When making your own strong beer for ageing think about when you want to drink it and target a bitterness level that will result in what you want when you drink it. This is easier said than done and takes years of experimentation (shucks). I still haven’t quite done it. Next try is in a couple weeks.
bitterness fades as well. one of the amazing things about how a strong hoppy beer like SN bigfoot ages, if it’s well made, is that it transforms from a bitter hops forward American style beer to a soft, malty, rich English style beer.
Bitterness ages more slowly than aroma or flavor. Eventually the balance goes from bitter, to balanced, to sweet/malty. The Bigfoot May be in the 60+ IBU range when balanced, 50 ish when it tips to sweet/malty. That does take years.
Syrupy sweet? That seems to me like the balance of the beer was off to start meaning there were not enough IBUs to properly balance the beer. While the hop aroma and flavor will fade kind of quick, the bitterness balance should be more intact, a little less but not appreciably.
Aroma fades first, then flavor, then bitterness last. Big +1 to how well Bigfoot changes over the years. I had a big vertical tasting last year that wiped out most of my Bigfoot. I actually even love it fresh and hoppy, but it gets so much better over time.

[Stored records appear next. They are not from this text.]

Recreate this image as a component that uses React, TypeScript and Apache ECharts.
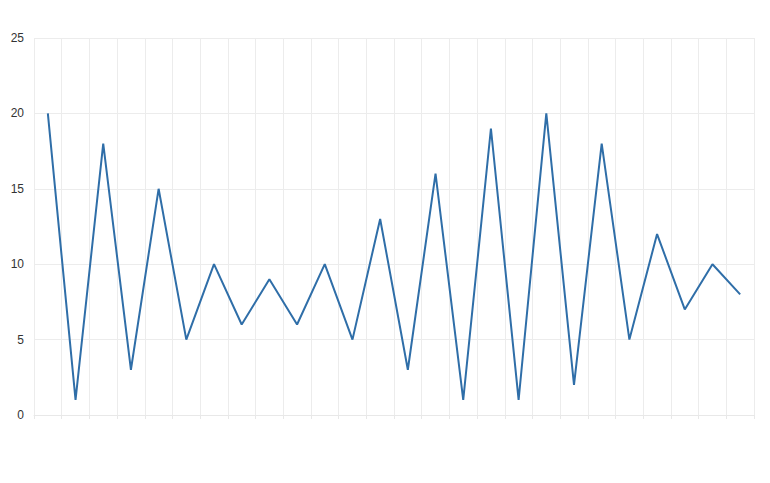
import { useEffect, useRef } from 'react';
import * as echarts from 'echarts';

const categories = [
  '1', '2', '3', '4', '5', '6', '7', '8', '9', '10', '11', '12', '13',
  '14', '15', '16', '17', '18', '19', '20', '21', '22', '23', '24', '25', '26',
];
const values = [
  20, 1, 18, 3, 15, 5, 10, 6, 9, 6, 10, 5, 13,
  3, 16, 1, 19, 1, 20, 2, 18, 5, 12, 7, 10, 8,
];

export default function App() {
  const chartRef = useRef<HTMLDivElement>(null);

  useEffect(() => {
    if (!chartRef.current) return;
    const chart = echarts.init(chartRef.current, null, { renderer: 'svg' });

    chart.setOption({
      animation: false,
      grid: { left: 34, right: 16, top: 38, bottom: 68 },
      xAxis: {
        type: 'category',
        data: categories,
        boundaryGap: true,
        axisLine: { lineStyle: { color: '#e8e8e8' } },
        axisTick: { show: true, length: 4, lineStyle: { color: '#e8e8e8' } },
        axisLabel: { show: false },
        splitLine: { show: true, lineStyle: { color: '#ececec' } },
      },
      yAxis: {
        type: 'value',
        min: 0,
        max: 25,
        interval: 5,
        axisLine: { show: false },
        axisTick: { show: false },
        axisLabel: {
          color: '#333333',
          fontSize: 12,
          margin: 10,
          fontFamily: 'Liberation Sans, Arial, sans-serif',
        },
        splitLine: { lineStyle: { color: '#ececec' } },
      },
      series: [
        {
          type: 'line',
          data: values,
          symbol: 'none',
          lineStyle: { color: '#2f6ea8', width: 2 },
          itemStyle: { color: '#2f6ea8' },
        },
      ],
    });

    return () => {
      chart.dispose();
    };
  }, []);

  return <div ref={chartRef} style={{ width: 770, height: 483, margin: -8 }} />;
}
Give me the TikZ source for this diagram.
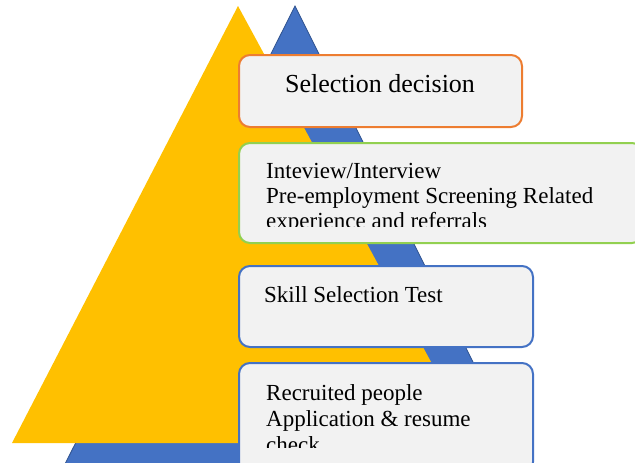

IIRC from my early brewing days, Munton’s were the least fermentable of the extracts (dry and liquid) with Briess being the most fermentable. So that could explain the residual sweetness which has gotten worse over time. A couple oz of flameout hops (with no dry hopping ) would fade fairly quickly in aroma. In short I think you have a fairly sweet finishing extract and not enough hops for balance. More hop additions and quantity in the last 15 minutes with some dry hopping later on would give you a more intense flavor and aroma. Also adding some gypsum in the kettle would help dry the beer out a bit too.
That’s my philosophy with my own IPA. Traditional IPA is of course aged for months. I massively hop the brew since it will age for 8 months to a year…thus, it is quite hoppy (and still aromatic) when I start consuming it. I brew it a few times a year to make sure I always have some that is properly aged.
Typical American IPA is a different story… and honestly, I just don’t like most of them because all seem to I get from them are green and immature flavors. The big exception is SN Celebration which I feel is a beautifully made IPA; to me, it’s the best one out there in both flavor and balance. Most of the other IPAs on the store shelves these days are one-note and (as much as I despise the term) ‘boring’.
Others’ mileage/opinions will vary.
I think The Professor might be missing out on a few exceptions to nicely balanced IPAs. Goose Island makes a nice one. Also, Latitude 48 by Sam Adam’s, Odell IPA is definitely one of the better in the US. They’re not one trick pony hop bombs. I think Surly Furious is also one of those beers that has a nice malt balance as well. But I’m not sure about aging them for as long as 8 months…maybe a few months, but 8 is overkill these days, I think. It’s not like they have to be shipped half way around the world anymore.